* **Task to carry out**
Without the pictures, repeat the listing character for character.

* **Raw data**
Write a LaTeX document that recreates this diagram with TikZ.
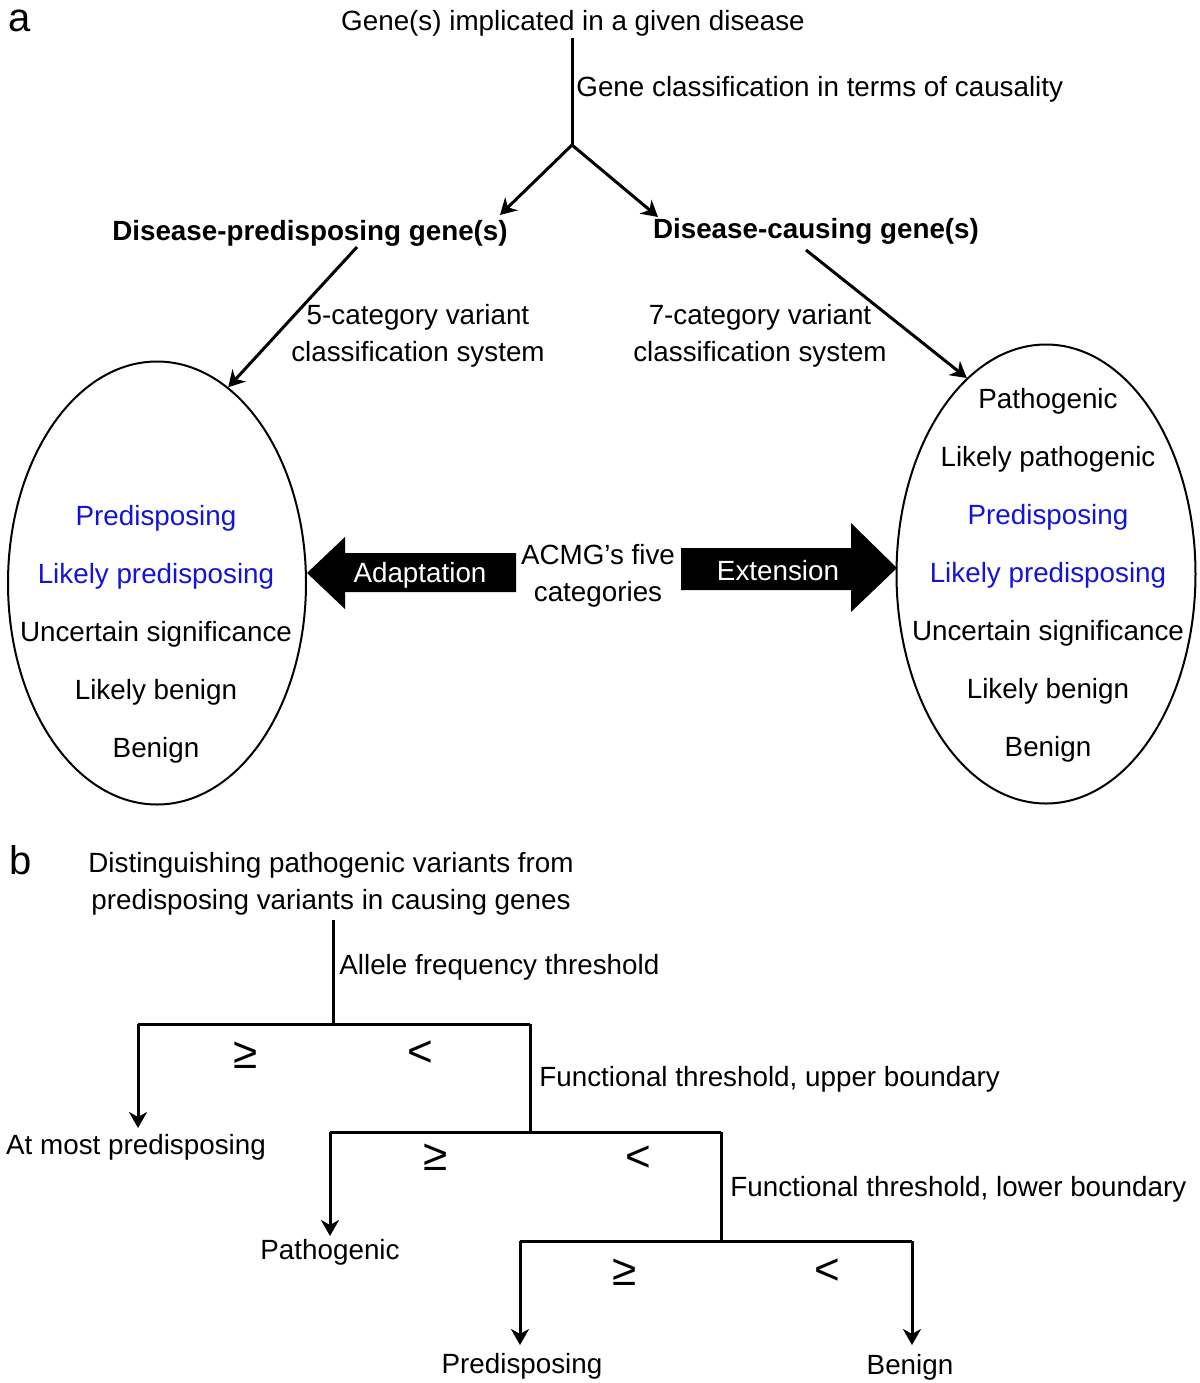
\documentclass[tikz,border=0pt]{standalone}
\usepackage{fontspec}
\setmainfont{Liberation Sans}
\usetikzlibrary{shapes.geometric,arrows.meta}
\definecolor{catblue}{RGB}{20,20,215}
\tikzset{
  txt/.style={inner sep=0pt, yshift=-1pt, font=\fontsize{13.9}{16.5}\selectfont, align=center},
  btxt/.style={txt, font=\fontsize{13.9}{16.5}\selectfont\bfseries},
  sym/.style={inner sep=0pt, font=\fontsize{22}{24}\selectfont},
  panel/.style={inner sep=0pt, font=\fontsize{20}{22}\selectfont},
  cat/.style={txt},
  bluecat/.style={txt, text=catblue},
  conn/.style={line width=1.5pt},
  arr/.style={conn, -{Stealth[length=8pt, width=9pt, inset=2.5pt]}},
  oval/.style={draw, ellipse, line width=1pt, inner sep=0pt},
  bigarrow/.style={fill=black, draw=none},
}
\begin{document}
\begin{tikzpicture}[x=0.5pt, y=-0.5pt]
\useasboundingbox (0,0) rectangle (1200,1383);
% ---------- panel a ----------
\node[panel] (pa) at (20,21) {a};
\node[txt] (top) at (573,21) {Gene(s) implicated in a given disease};
\coordinate (t0) at (572,38);
\coordinate (fork) at (572,145);
\node[txt, anchor=west] (gclass) at (576,87) {Gene classification in terms of causality};
\draw[conn] (t0) -- (fork);
\node[btxt] (pred) at (310,231) {Disease-predisposing gene(s)};
\node[btxt] (caus) at (816,229) {Disease-causing gene(s)};
\coordinate (pend) at (500,215);
\coordinate (cend) at (658,217);
\draw[arr] (fork) -- (pend);
\draw[arr] (fork) -- (cend);

\node[oval, minimum width=149pt, minimum height=221.5pt] (L) at (157,583) {};
\node[oval, minimum width=149.5pt, minimum height=229.5pt] (R) at (1046,574) {};

\coordinate (ps) at (357,247);
\coordinate (cs) at (806,250);
\draw[arr] (ps) -- (L.70);
\draw[arr] (cs) -- (R.112);
\node[txt] (five) at (418,334) {5-category variant\\[2pt]classification system};
\node[txt] (seven) at (760,334) {7-category variant\\[2pt]classification system};

% left categories
\node[bluecat] (l1) at (156,516) {Predisposing};
\node[bluecat] (l2) at (156,574) {Likely predisposing};
\node[cat] (l3) at (156,632) {Uncertain significance};
\node[cat] (l4) at (156,690) {Likely benign};
\node[cat] (l5) at (156,748) {Benign};
% right categories
\node[cat] (r1) at (1048,399) {Pathogenic};
\node[cat] (r2) at (1048,457) {Likely pathogenic};
\node[bluecat] (r3) at (1048,515) {Predisposing};
\node[bluecat] (r4) at (1048,573) {Likely predisposing};
\node[cat] (r5) at (1048,631) {Uncertain significance};
\node[cat] (r6) at (1048,689) {Likely benign};
\node[cat] (r7) at (1048,747) {Benign};

% big arrows
\fill[bigarrow] (307,573) -- (345,537) -- (345,553) -- (516,553) -- (516,592) -- (345,592) -- (345,609) -- cycle;
\fill[bigarrow] (897,568) -- (851,523) -- (851,548) -- (681,548) -- (681,590) -- (851,590) -- (851,612) -- cycle;
\node[txt, text=white] (adapt) at (420,573) {Adaptation};
\node[txt, text=white] (ext) at (778,569) {Extension};
\node[txt] (acmg) at (598,574) {ACMG’s five\\[2pt]categories};

% ---------- panel b ----------
\node[panel] (pb) at (21,860) {b};
\node[txt] (btitle) at (331,882) {Distinguishing pathogenic variants from\\[2pt]predisposing variants in causing genes};
\coordinate (b0) at (333,920);
\coordinate (b1) at (333,1024);
\draw[conn] (b0) -- (b1);
\node[txt, anchor=west] (afreq) at (339,965) {Allele frequency threshold};
\coordinate (h1l) at (138,1024);
\coordinate (h1r) at (530,1024);
\draw[conn] (h1l) -- (h1r);
\node[txt] (most) at (136,1145) {At most predisposing};
\draw[arr] (h1l) -- (138,1128);
\node[sym] (ge1) at (246,1055) {≥};
\node[sym] (lt1) at (420,1054) {<};
\coordinate (v2t) at (530,1024);
\coordinate (v2b) at (530,1132);
\draw[conn] (v2t) -- (v2b);
\node[txt, anchor=west] (fup) at (539,1077) {Functional threshold, upper boundary};
\coordinate (h2l) at (330,1132);
\coordinate (h2r) at (721,1132);
\draw[conn] (h2l) -- (h2r);
\node[txt] (patho) at (330,1250) {Pathogenic};
\draw[arr] (h2l) -- (330,1236);
\node[sym] (ge2) at (436,1157) {≥};
\node[sym] (lt2) at (638,1159) {<};
\coordinate (v3b) at (721,1241);
\draw[conn] (h2r) -- (v3b);
\node[txt, anchor=west] (flow) at (730,1187) {Functional threshold, lower boundary};
\coordinate (h3l) at (520,1241);
\coordinate (h3r) at (912,1241);
\draw[conn] (h3l) -- (h3r);
\node[txt] (predb) at (522,1364) {Predisposing};
\node[txt] (benb) at (910,1365) {Benign};
\draw[arr] (h3l) -- (520,1345);
\draw[arr] (h3r) -- (912,1345);
\node[sym] (ge3) at (625,1272) {≥};
\node[sym] (lt3) at (827,1272) {<};
\end{tikzpicture}
\end{document}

* **Full response**
Write a LaTeX document that recreates this diagram with TikZ.
\documentclass[tikz,border=0pt]{standalone}
\usepackage{fontspec}
\setmainfont{Liberation Sans}
\usetikzlibrary{shapes.geometric,arrows.meta}
\definecolor{catblue}{RGB}{20,20,215}
\tikzset{
  txt/.style={inner sep=0pt, yshift=-1pt, font=\fontsize{13.9}{16.5}\selectfont, align=center},
  btxt/.style={txt, font=\fontsize{13.9}{16.5}\selectfont\bfseries},
  sym/.style={inner sep=0pt, font=\fontsize{22}{24}\selectfont},
  panel/.style={inner sep=0pt, font=\fontsize{20}{22}\selectfont},
  cat/.style={txt},
  bluecat/.style={txt, text=catblue},
  conn/.style={line width=1.5pt},
  arr/.style={conn, -{Stealth[length=8pt, width=9pt, inset=2.5pt]}},
  oval/.style={draw, ellipse, line width=1pt, inner sep=0pt},
  bigarrow/.style={fill=black, draw=none},
}
\begin{document}
\begin{tikzpicture}[x=0.5pt, y=-0.5pt]
\useasboundingbox (0,0) rectangle (1200,1383);
% ---------- panel a ----------
\node[panel] (pa) at (20,21) {a};
\node[txt] (top) at (573,21) {Gene(s) implicated in a given disease};
\coordinate (t0) at (572,38);
\coordinate (fork) at (572,145);
\node[txt, anchor=west] (gclass) at (576,87) {Gene classification in terms of causality};
\draw[conn] (t0) -- (fork);
\node[btxt] (pred) at (310,231) {Disease-predisposing gene(s)};
\node[btxt] (caus) at (816,229) {Disease-causing gene(s)};
\coordinate (pend) at (500,215);
\coordinate (cend) at (658,217);
\draw[arr] (fork) -- (pend);
\draw[arr] (fork) -- (cend);

\node[oval, minimum width=149pt, minimum height=221.5pt] (L) at (157,583) {};
\node[oval, minimum width=149.5pt, minimum height=229.5pt] (R) at (1046,574) {};

\coordinate (ps) at (357,247);
\coordinate (cs) at (806,250);
\draw[arr] (ps) -- (L.70);
\draw[arr] (cs) -- (R.112);
\node[txt] (five) at (418,334) {5-category variant\\[2pt]classification system};
\node[txt] (seven) at (760,334) {7-category variant\\[2pt]classification system};

% left categories
\node[bluecat] (l1) at (156,516) {Predisposing};
\node[bluecat] (l2) at (156,574) {Likely predisposing};
\node[cat] (l3) at (156,632) {Uncertain significance};
\node[cat] (l4) at (156,690) {Likely benign};
\node[cat] (l5) at (156,748) {Benign};
% right categories
\node[cat] (r1) at (1048,399) {Pathogenic};
\node[cat] (r2) at (1048,457) {Likely pathogenic};
\node[bluecat] (r3) at (1048,515) {Predisposing};
\node[bluecat] (r4) at (1048,573) {Likely predisposing};
\node[cat] (r5) at (1048,631) {Uncertain significance};
\node[cat] (r6) at (1048,689) {Likely benign};
\node[cat] (r7) at (1048,747) {Benign};

% big arrows
\fill[bigarrow] (307,573) -- (345,537) -- (345,553) -- (516,553) -- (516,592) -- (345,592) -- (345,609) -- cycle;
\fill[bigarrow] (897,568) -- (851,523) -- (851,548) -- (681,548) -- (681,590) -- (851,590) -- (851,612) -- cycle;
\node[txt, text=white] (adapt) at (420,573) {Adaptation};
\node[txt, text=white] (ext) at (778,569) {Extension};
\node[txt] (acmg) at (598,574) {ACMG’s five\\[2pt]categories};

% ---------- panel b ----------
\node[panel] (pb) at (21,860) {b};
\node[txt] (btitle) at (331,882) {Distinguishing pathogenic variants from\\[2pt]predisposing variants in causing genes};
\coordinate (b0) at (333,920);
\coordinate (b1) at (333,1024);
\draw[conn] (b0) -- (b1);
\node[txt, anchor=west] (afreq) at (339,965) {Allele frequency threshold};
\coordinate (h1l) at (138,1024);
\coordinate (h1r) at (530,1024);
\draw[conn] (h1l) -- (h1r);
\node[txt] (most) at (136,1145) {At most predisposing};
\draw[arr] (h1l) -- (138,1128);
\node[sym] (ge1) at (246,1055) {≥};
\node[sym] (lt1) at (420,1054) {<};
\coordinate (v2t) at (530,1024);
\coordinate (v2b) at (530,1132);
\draw[conn] (v2t) -- (v2b);
\node[txt, anchor=west] (fup) at (539,1077) {Functional threshold, upper boundary};
\coordinate (h2l) at (330,1132);
\coordinate (h2r) at (721,1132);
\draw[conn] (h2l) -- (h2r);
\node[txt] (patho) at (330,1250) {Pathogenic};
\draw[arr] (h2l) -- (330,1236);
\node[sym] (ge2) at (436,1157) {≥};
\node[sym] (lt2) at (638,1159) {<};
\coordinate (v3b) at (721,1241);
\draw[conn] (h2r) -- (v3b);
\node[txt, anchor=west] (flow) at (730,1187) {Functional threshold, lower boundary};
\coordinate (h3l) at (520,1241);
\coordinate (h3r) at (912,1241);
\draw[conn] (h3l) -- (h3r);
\node[txt] (predb) at (522,1364) {Predisposing};
\node[txt] (benb) at (910,1365) {Benign};
\draw[arr] (h3l) -- (520,1345);
\draw[arr] (h3r) -- (912,1345);
\node[sym] (ge3) at (625,1272) {≥};
\node[sym] (lt3) at (827,1272) {<};
\end{tikzpicture}
\end{document}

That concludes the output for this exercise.